En oubliant que nous sommes condamnés à changer, que ce que nous avons aimé un jour peut devenir quelque chose face auquel nous sommes presque indifférents, que nous pouvons entendre un nom qui un jour valait notre monde et ne plus identifier la personne dont le nom a été murmuré.
Nous avons cette manie de préférer de ne plus jamais vivre de belles histoires, plutôt que de les vivre puis de les perdre.
Mais la mélancolie restera, quoique qu’elle soit, le bonheur d’être triste, comme le disait Hugo, à chaque fois que cette promesse que nous avons tenue comme vraie un jour se mue en un souvenir morne.
Il y a des personnes dont l’existence, celle qui fut si courte, nous bouleverse, pour toujours, à jamais, des personnes avec lesquelles nous avons dansé sous l’averse, nous avons pleuré, nous nous sommes tenus la main, pour un bref moment.
Et puis, nous nous sommes lâchés les mains, pour laisser le vent nous caresser, et emporter avec lui nos plus belles histoires, en laissant le destin écrire la dernière phrase de notre histoire, à mettre le dernier point, à terminer ce que nous avons commencé.
Et voilà une histoire de plus qui sera ajouté à ce qui, un jour, sera l’esquisse de toute notre vie. Parce que si les personnes s’en vont et que les relations se terminent, alors il reste une chose qui perdure : l’amour.
Le nôtre.
Pour finir, il est évident que ce n’est que lorsque le crépuscule s’achève, que nous décidons de pourchasser le soleil, de le scruter précieusement, de laisser sa lumière désormais affaiblie caresser encore une fois notre peau crispée.

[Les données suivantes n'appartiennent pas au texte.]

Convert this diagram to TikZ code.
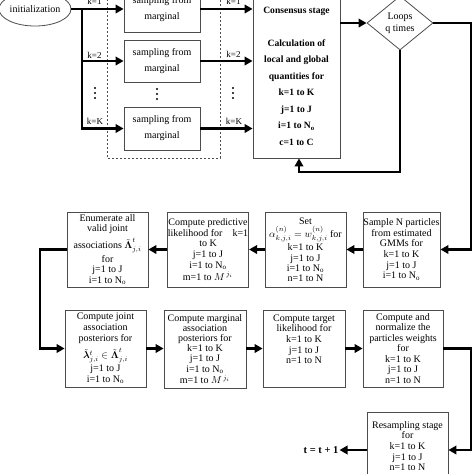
\documentclass[tikz,border=0pt]{standalone}
\usepackage{fontspec}
\setmainfont{Liberation Serif}
\usepackage{bm}
\usetikzlibrary{arrows.meta,shapes.geometric}
\tikzset{
  box/.style={draw=black!70, line width=0.8pt, align=center, inner sep=0.5pt,
    font=\fontsize{10}{10.6}\selectfont},
  sbox/.style={box, minimum width=76pt, font=\fontsize{10}{16}\selectfont},
  arr/.style={line width=2.6pt, -{Triangle[length=8pt,width=8.5pt]}},
  lab/.style={font=\fontsize{9}{10}\selectfont, inner sep=0pt},
  dashbox/.style={draw=black!70, line width=0.6pt, dash pattern=on 2pt off 2pt},
}
\begin{document}
\begin{tikzpicture}[x=1pt,y=-1pt]
\useasboundingbox (0,0) rectangle (474,474);
% top part
\node[box, ellipse, minimum width=72pt, minimum height=34pt, inner sep=0pt] (init) at (35,9) {initialization};
\draw[dashbox] (107,-5) rectangle (220,158);
\node[sbox, minimum height=46pt] (s1) at (162,9) {sampling from\\marginal};
\node[sbox, minimum height=42pt] (s2) at (162,61) {sampling from\\marginal};
\node[sbox, minimum height=43pt] (s3) at (162,128.5) {sampling from\\marginal};
\node[box, font=\bfseries\fontsize{9.6}{16.5}\selectfont, minimum width=87pt, minimum height=164pt] (cons) at (296.5,76)
  {Consensus stage\\[16.5pt]Calculation of\\local and global\\quantities for\\k=1 to K\\j=1 to J\\i=1 to N\textsubscript{o}\\c=1 to C};
\node[box, diamond, minimum width=66pt, minimum height=54pt, inner sep=0pt, font=\fontsize{10}{12}\selectfont] (dia) at (400,23) {Loops\\q times};
% labels
\node[lab] (l1) at (94.5,1) {k=1};
\node[lab] (l2) at (94.5,55) {k=2};
\node[lab] (l3) at (95,121) {k=K};
\node[lab] (r1) at (233.5,1) {k=1};
\node[lab] (r2) at (233.5,54) {k=2};
\node[lab] (r3) at (234,121) {k=K};
\foreach \yy in {88,93,98} {
  \fill (95,\yy) circle (1.2pt);
  \fill (157,\yy+1) circle (1.2pt);
  \fill (233,\yy) circle (1.2pt);
}
% row 2
\node[box, minimum width=77pt, minimum height=75pt] (samp) at (401.5,249.5)
  {Sample N particles\\from estimated\\GMMs for\\k=1 to K\\j=1 to J\\i=1 to N\textsubscript{o}};
\node[box, minimum width=81pt, minimum height=75pt, font=\fontsize{10}{10.2}\selectfont] (set) at (305.5,249.5)
  {Set\\[1.5pt]$\alpha^{(n)}_{k,j,i}=w^{(n)}_{k,j,i}$ for\\[1.5pt]k=1 to K\\j=1 to J\\i=1 to N\textsubscript{o}\\n=1 to N};
\node[box, minimum width=80pt, minimum height=75pt] (pred) at (208,249.5)
  {Compute predictive\\likelihood for\quad k=1\\to K\\j=1 to J\\i=1 to N\textsubscript{o}\\[1.5pt]m=1 to $M^{\,j_i}$};
\node[box, minimum width=81pt, minimum height=75pt] (enum) at (107.5,249.5)
  {Enumerate all\\valid joint\\[3pt]associations $\tilde{\bm\Lambda}^t_{j,i}$\\[1.5pt]for\\j=1 to J\\i=1 to N\textsubscript{o}};
% row 3
\node[box, minimum width=81pt, minimum height=77pt] (joint) at (105.5,348.5)
  {Compute joint\\association\\posteriors for\\[3.5pt]$\tilde{\bm\lambda}^t_{j,i}\in\tilde{\bm\Lambda}^t_{j,i}$\\[2pt]j=1 to J\\i=1 to N\textsubscript{o}};
\node[box, minimum width=82pt, minimum height=78pt, font=\fontsize{10}{10.2}\selectfont] (marg) at (205,349)
  {Compute marginal\\association\\posteriors for\\k=1 to K\\j=1 to J\\i=1 to N\textsubscript{o}\\[1.5pt]m=1 to $M^{\,j_i}$};
\node[box, minimum width=82pt, minimum height=77pt] (targ) at (304,348.5)
  {Compute target\\likelihood for\\k=1 to K\\j=1 to J\\n=1 to N\\[8pt]};
\node[box, minimum width=80pt, minimum height=77pt, font=\fontsize{10}{10.5}\selectfont] (norm) at (403,348.5)
  {Compute and\\normalize the\\particles weights\\for\\k=1 to K\\j=1 to J\\n=1 to N};
% bottom
\node[box, minimum width=81pt, minimum height=68pt] (res) at (407.5,446)
  {Resampling stage\\for\\k=1 to K\\j=1 to J\\n=1 to N};
\node[font=\bfseries\fontsize{10.5}{12}\selectfont, inner sep=1pt] (tt) at (321,450) {t = t + 1};
% helper coordinates
\coordinate (br) at (82,9);
\coordinate (lp) at (0,172);
\coordinate (rx) at (471,0);
\coordinate (lx) at (40,0);
\coordinate (ry) at (0,450);
% connectors
\draw[arr] (init.east) -- (s1.west);
\draw[arr] (br) |- (s2.west);
\draw[arr] (br) |- (s3.west);
\draw[arr] (s1.east) -- (s1.east -| cons.west);
\draw[arr] (s2.east) -- (s2.east -| cons.west);
\draw[arr] (s3.east) -- (s3.east -| cons.west);
\draw[arr] (dia.west -| cons.east) -- (dia.west);
\draw[arr] (dia.south) -- (dia.south |- lp) -| ([xshift=2.5pt]cons.south);
\draw[arr] (dia.east) -| (rx |- samp.east) -- (samp.east);
\draw[arr] (samp.west) -- (set.east);
\draw[arr] (set.west) -- (pred.east);
\draw[arr] (pred.west) -- (enum.east);
\draw[arr] (enum.west) -| (lx |- joint.west) -- (joint.west);
\draw[arr] (joint.east) -- (joint.east -| marg.west);
\draw[arr] (marg.east |- targ.west) -- (targ.west);
\draw[arr] (targ.east) -- (norm.west);
\draw[arr] (norm.east) -| (rx |- ry) -- (res.east |- ry);
\draw[arr] (res.west |- ry) -- (tt.east);
\end{tikzpicture}
\end{document}
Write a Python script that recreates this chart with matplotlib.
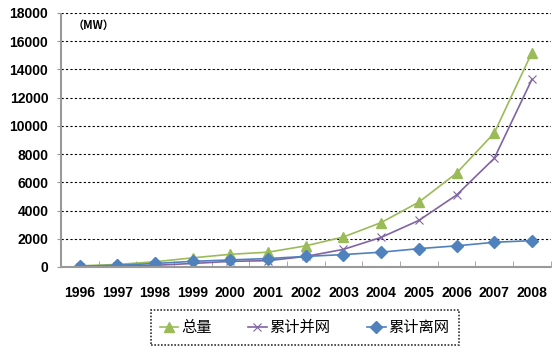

Alors qu’avant ce crépuscule, lorsque le soleil était à son zénith, nous craignons sa lumière frappante et son essence aveuglante, nous craignons toutes ces belles choses, par peur de les perdre, par peur qu’un jour, elles se termineront.
Reste à réaliser que nous ne sommes pas simplement un corps qui a vaguement pris une forme humaine, mais un être qui a profondément choisi, encore une fois, de donner une chance à l’amour et à la vie.